Snapshot Purge and Orphan Cleanup
Snapshot delete first marks SnapshotInfo as SNAPSHOT_DELETED. Later,
SnapshotDeletingService submits an internal purge request. Purge updates the
next snapshots' path/global previous IDs in SnapshotInfo, removes the purged
snapshot from the chain, records purge transactionInfo in the purged
snapshot's local YAML, invalidates the snapshot cache entry, and deletes the
purged snapshot's checkpoint directories.
The purge path does not directly write needsDefrag = true into the next
snapshot's YAML. Instead, the next time local data for that snapshot is opened
for defrag, OmSnapshotLocalDataManager resolves the updated
pathPreviousSnapshotId. If that changes the dependency or if the referenced
previous snapshot version is stale, the provider marks or reports the snapshot
as needing defrag.
Old checkpoint directories for a snapshot are deleted immediately after that
snapshot is successfully defragmented to a newer version. Old version metadata
and YAML files are cleaned separately from checkpoint directories by
OmSnapshotLocalDataManagerService, a single-threaded scheduler owned by
OmSnapshotLocalDataManager.
On startup, the local data manager loads all om.db-<snapshot_uuid>.yaml
files, rebuilds the in-memory version dependency graph, and queues every
loaded snapshot ID for an orphan check. Later commits can queue additional
snapshot IDs:
- when a snapshot gains or removes local versions;
- when a snapshot's resolved
previousSnapshotIdchanges after purge updates the path chain; - when purge records
transactionInfoin a snapshot's YAML.
Each cleanup pass checks the queued snapshot IDs. A version entry can be removed from YAML when no other local version node depends on it and either:
- the version is not
0and is not the snapshot's current version; or - the snapshot itself has been purged.
Version 0 is kept for active snapshots even when it has no dependents,
because a newly created or unresolved snapshot can still depend on the original
version. If a snapshot has purge transactionInfo but the purge transaction
has not flushed to the OM DB yet, the cleanup thread keeps the YAML and
re-queues the snapshot for a later pass. When the purge has flushed and no
versions remain, the YAML file is deleted.
Metrics and Logging
OmSnapshotInternalMetrics records defrag progress since the last OM restart:
total defrag operations, total failures, skipped snapshots, full defrag
operations and failures, incrementally defragged snapshots and failures, full
defrag tables compacted, and incremental delta files processed.

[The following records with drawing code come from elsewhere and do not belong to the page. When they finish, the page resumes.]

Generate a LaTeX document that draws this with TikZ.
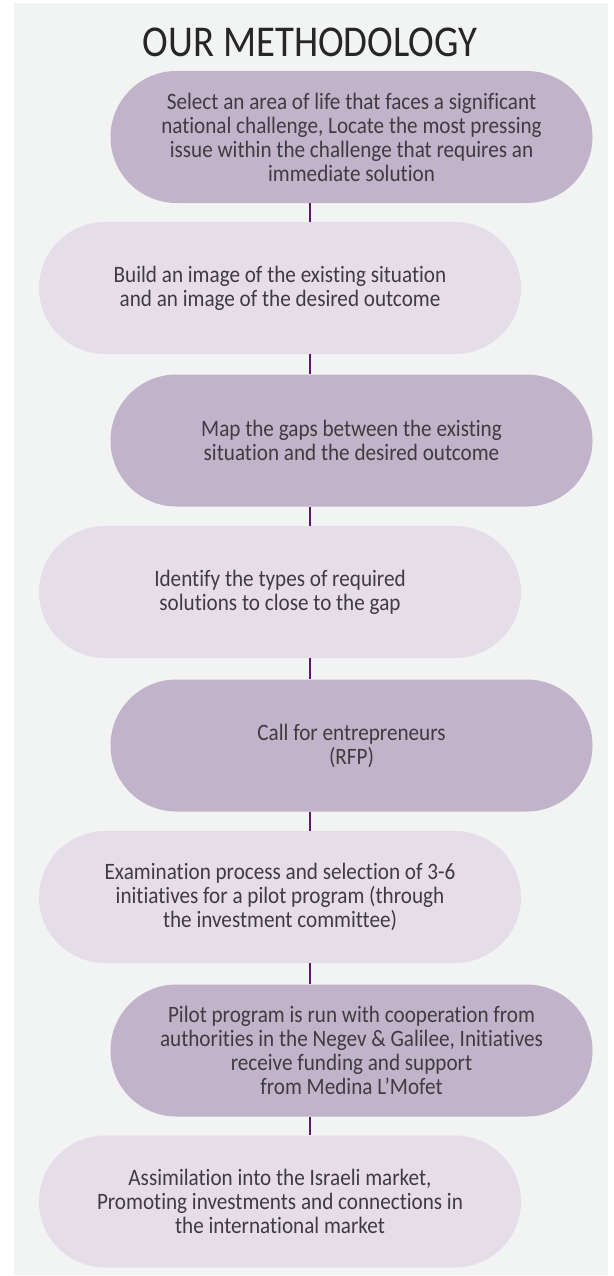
\documentclass[tikz,border=0pt]{standalone}
\usepackage{fontspec}
\setmainfont{Carlito}
\newfontfamily\bodyfont{Carlito}[FakeStretch=0.9,Ligatures=NoCommon]
\newfontfamily\titlefont{Carlito}[FakeStretch=0.88,Ligatures=NoCommon]
\definecolor{bgc}{HTML}{F2F3F3}
\definecolor{darkbox}{HTML}{C1B3C9}
\definecolor{lightbox}{HTML}{E5DEE9}
\definecolor{linec}{HTML}{5A1A66}
\definecolor{txt}{HTML}{403B40}
\definecolor{titlec}{HTML}{262626}
\tikzset{
  pill/.style={rectangle, rounded corners=66pt, minimum width=482pt, minimum height=132pt,
    inner sep=0pt, align=center, text=txt,
    font=\bodyfont\fontsize{23.5}{24}\selectfont},
  darkpill/.style={pill, fill=darkbox},
  lightpill/.style={pill, fill=lightbox},
  link/.style={draw=linec, line width=2pt}
}
\begin{document}
\begin{tikzpicture}[x=1pt,y=-1pt]
\useasboundingbox (0,0) rectangle (613,1276);
\fill[bgc] (14,3) rectangle (608,1275);
\node[anchor=base, text=titlec, font=\titlefont\fontsize{44}{46}\selectfont] (title) at (310,57) {OUR METHODOLOGY};
\coordinate (cx) at (310,0);
\node[darkpill] (b1) at (351.5,137) {Select an area of life that faces a significant\\national challenge, Locate the most pressing\\issue within the challenge that requires an\\immediate solution};
\node[lightpill] (b2) at (280,288) {Build an image of the existing situation\\and an image of the desired outcome};
\node[darkpill] (b3) at (351.5,440.5) {Map the gaps between the existing\\situation and the desired outcome};
\node[lightpill] (b4) at (280,592) {Identify the types of required\\solutions to close to the gap};
\node[darkpill] (b5) at (351.5,745.5) {Call for entrepreneurs\\(RFP)};
\node[lightpill] (b6) at (280,897) {Examination process and selection of 3-6\\initiatives for a pilot program (through\\the investment committee)};
\node[darkpill] (b7) at (351.5,1050.5) {Pilot program is run with cooperation from\\authorities in the Negev \& Galilee, Initiatives\\receive funding and support\\from Medina L’Mofet};
\node[lightpill] (b8) at (280,1201.5) {Assimilation into the Israeli market,\\Promoting investments and connections in\\the international market};
\foreach \a/\b in {b1/b2,b2/b3,b3/b4,b4/b5,b5/b6,b6/b7,b7/b8}
  \draw[link] (\a.south -| cx) -- (\b.north -| cx);
\end{tikzpicture}
\end{document}
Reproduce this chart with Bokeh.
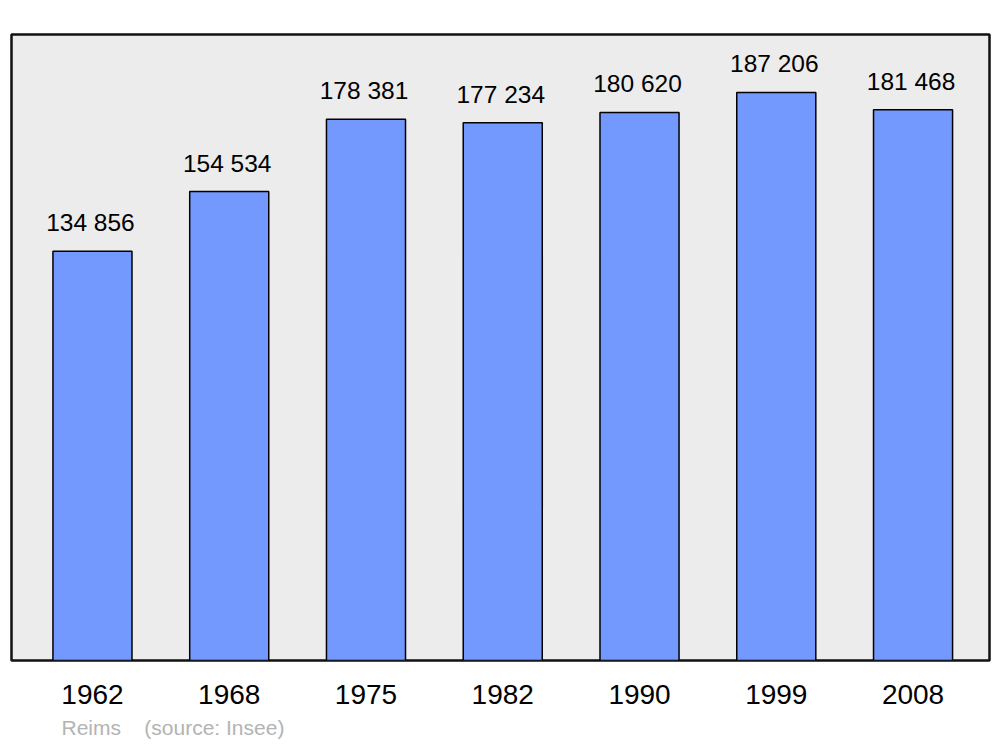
from bokeh.plotting import figure
from bokeh.models import (ColumnDataSource, LabelSet, Title, Range1d, FixedTicker)
from bokeh.core.properties import value
from bokeh.embed import file_html
from bokeh.resources import INLINE

years = ["1962", "1968", "1975", "1982", "1990", "1999", "2008"]
population = [134856, 154534, 178381, 177234, 180620, 187206, 181468]
city = "Reims"
source_note = "(source: Insee)"

FONT = "Liberation Sans"
xs = list(range(len(years)))
labels = [f"{v:,}".replace(",", " ") for v in population]
src = ColumnDataSource(dict(x=xs, top=population, label=labels))

p = figure(width=996, height=745, output_backend="svg", toolbar_location=None,
           x_range=Range1d(-0.592, 6.559), y_range=Range1d(0, 206300),
           min_border_left=11, min_border_right=7, min_border_top=34,
           min_border_bottom=85)
p.background_fill_color = "#ececec"
p.border_fill_color = "white"
p.outline_line_color = "#111111"
p.outline_line_width = 2.5
p.outline_line_alpha = 1
p.xgrid.visible = False
p.ygrid.visible = False
p.yaxis.visible = False

p.vbar(x="x", top="top", bottom=0, width=0.578, source=src,
       fill_color="#7399ff", line_color="#000000", line_width=1.5)

p.add_layout(LabelSet(x="x", y="top", text="label", source=src, y_offset=20,
                      x_offset=-2, text_align="center", text_baseline="alphabetic",
                      text_font=value(FONT), text_font_size=value("24.5px"),
                      text_color="#000000"))

ax = p.xaxis[0]
ax.ticker = FixedTicker(ticks=xs)
ax.major_label_overrides = {i: y for i, y in enumerate(years)}
ax.axis_line_color = None
ax.major_tick_line_color = None
ax.minor_tick_line_color = None
ax.major_label_standoff = 18
ax.major_label_text_font = FONT
ax.major_label_text_font_size = "28px"
ax.major_label_text_color = "#000000"

note = city + "\u00a0" * 4 + source_note
p.add_layout(Title(text=note, align="left", offset=50, standoff=14,
                   text_font=FONT, text_font_size="21px", text_color="#b3b3b3",
                   text_font_style="normal"), "below")

open("out.html", "w").write(file_html(p, INLINE))
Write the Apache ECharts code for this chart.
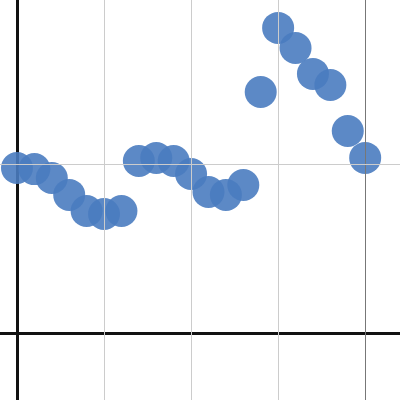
<!DOCTYPE html>
<html>
<head>
<script src="https://cdn.jsdelivr.net/npm/echarts@6/dist/echarts.min.js"></script>
<style>html,body{margin:0;background:#fff}#c{width:400px;height:400px}</style>
</head>
<body>
<div id="c"></div>
<script>
var xs = [0, 0.2, 0.4, 0.6, 0.8, 1, 1.2, 1.4, 1.6, 1.8, 2, 2.2, 2.4, 2.6, 2.8, 3, 3.2, 3.4, 3.6, 3.8, 4];
var ys = [0.976, 0.97, 0.917, 0.817, 0.722, 0.704, 0.722, 1.018, 1.036, 1.018, 0.941, 0.834, 0.817, 0.876, 1.426, 1.805, 1.686, 1.533, 1.467, 1.195, 1.036];
var xGrid = [1, 2, 3, 4];
var yGrid = [1];

var pts = xs.map(function (x, i) { return [x, ys[i]]; });
var gridLines = xGrid.map(function (v) {
  return {xAxis: v, lineStyle: {color: v === 4 ? '#777' : '#ccc'}};
}).concat(yGrid.map(function (v) { return {yAxis: v}; }));

echarts.init(document.getElementById('c')).setOption({
  animation: false,
  grid: {left: 0, right: 0, top: 0, bottom: 0},
  xAxis: {
    type: 'value', min: -0.195, max: 4.4,
    splitLine: {show: false}, axisTick: {show: false}, axisLabel: {show: false},
    axisLine: {onZero: true, lineStyle: {color: '#111', width: 3}}
  },
  yAxis: {
    type: 'value', min: -0.396, max: 1.97,
    splitLine: {show: false}, axisTick: {show: false}, axisLabel: {show: false},
    axisLine: {onZero: true, lineStyle: {color: '#111', width: 3}}
  },
  series: [{
    type: 'scatter',
    data: pts,
    symbolSize: 32,
    itemStyle: {color: '#4a7cc0', opacity: 0.9},
    markLine: {
      silent: true, symbol: 'none', label: {show: false},
      lineStyle: {color: '#ccc', width: 1, type: 'solid'},
      data: gridLines
    },
    z: 3
  }]
});
</script>
</body>
</html>
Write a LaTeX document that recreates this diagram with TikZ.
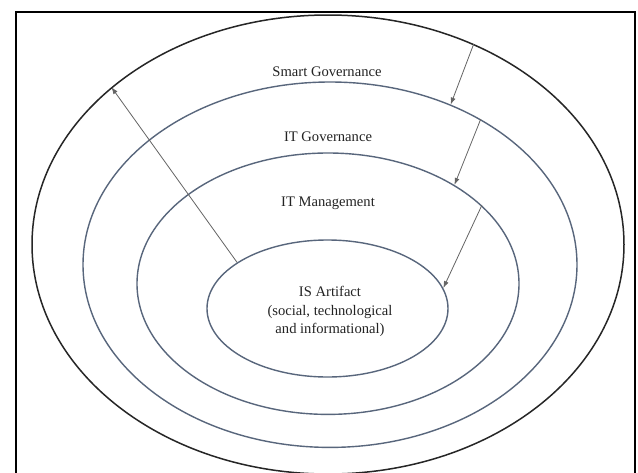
\documentclass[tikz,border=0pt]{standalone}
\usepackage{fontspec}
\setmainfont{Liberation Serif}
\usetikzlibrary{shapes.geometric,arrows.meta}
\definecolor{ringblue}{RGB}{88,102,124}
\definecolor{arrowgray}{RGB}{100,100,100}
\definecolor{textgray}{RGB}{35,35,35}
\begin{document}
\begin{tikzpicture}[x=1pt,y=-1pt,
  ring/.style={draw=ringblue, line width=1.4pt, ellipse, inner sep=0pt},
  outerring/.style={draw=black!85, line width=1.5pt, ellipse, inner sep=0pt},
  flow/.style={draw=arrowgray, line width=0.8pt, -{Latex[length=7pt,width=5pt]}},
  lbl/.style={text=textgray, font=\fontsize{14.6}{18}\selectfont, align=center, inner sep=0pt, anchor=base}]
\useasboundingbox (0,0) rectangle (638,472);
\clip (0,0) rectangle (638,472);
\fill[white] (0,0) rectangle (638,472);
\draw[line width=2.6pt] (16,482) -- (16,12) -- (635,12) -- (635,482);
\node[outerring, minimum width=592pt, minimum height=459pt] (smart) at (328,244.5) {};
\node[ring, minimum width=494pt, minimum height=365.4pt] (itgov) at (330,264.7) {};
\node[ring, minimum width=382pt, minimum height=261.4pt] (itman) at (328,283.7) {};
\node[ring, minimum width=241pt, minimum height=137pt] (isart) at (327.5,308.5) {};
\node[lbl] (tsmart) at (327,76.5) {Smart Governance};
\node[lbl] (titgov) at (328,141.5) {IT Governance};
\node[lbl] (titman) at (328,206.5) {IT Management};
\node[lbl] (tisart) at (330,296.5) {IS Artifact};
\node[lbl] (tissub) at (330,333.5) {(social, technological\\and informational)};
\draw[flow] (smart.54.4) -- (itgov.53);
\draw[flow] (itgov.44) -- (itman.38.1);
\draw[flow] (itman.27.4) -- (isart.10.1);
\draw[flow] (isart.153.8) -- (smart.144.4);
\end{tikzpicture}
\end{document}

OMPerformanceMetrics records the latency of the last full defrag operation
and the last incremental defrag operation in milliseconds. With trace logging
enabled, SnapshotDefragService also logs before/after directory statistics
for each defragmented snapshot, including total files, SST file count, and
directory byte usage.
Expected Effect
After a full pass, each active snapshot's current version is a compact, bucket-scoped checkpoint that reuses the previous path snapshot plus the snapshot's own changes. This reduces duplicate SST retention for long snapshot chains while keeping snapshot reads and snapshot-diff computation based on ordinary RocksDB checkpoints and SST metadata.
For background on the original scale problem and early design discussion, see HDDS-13003.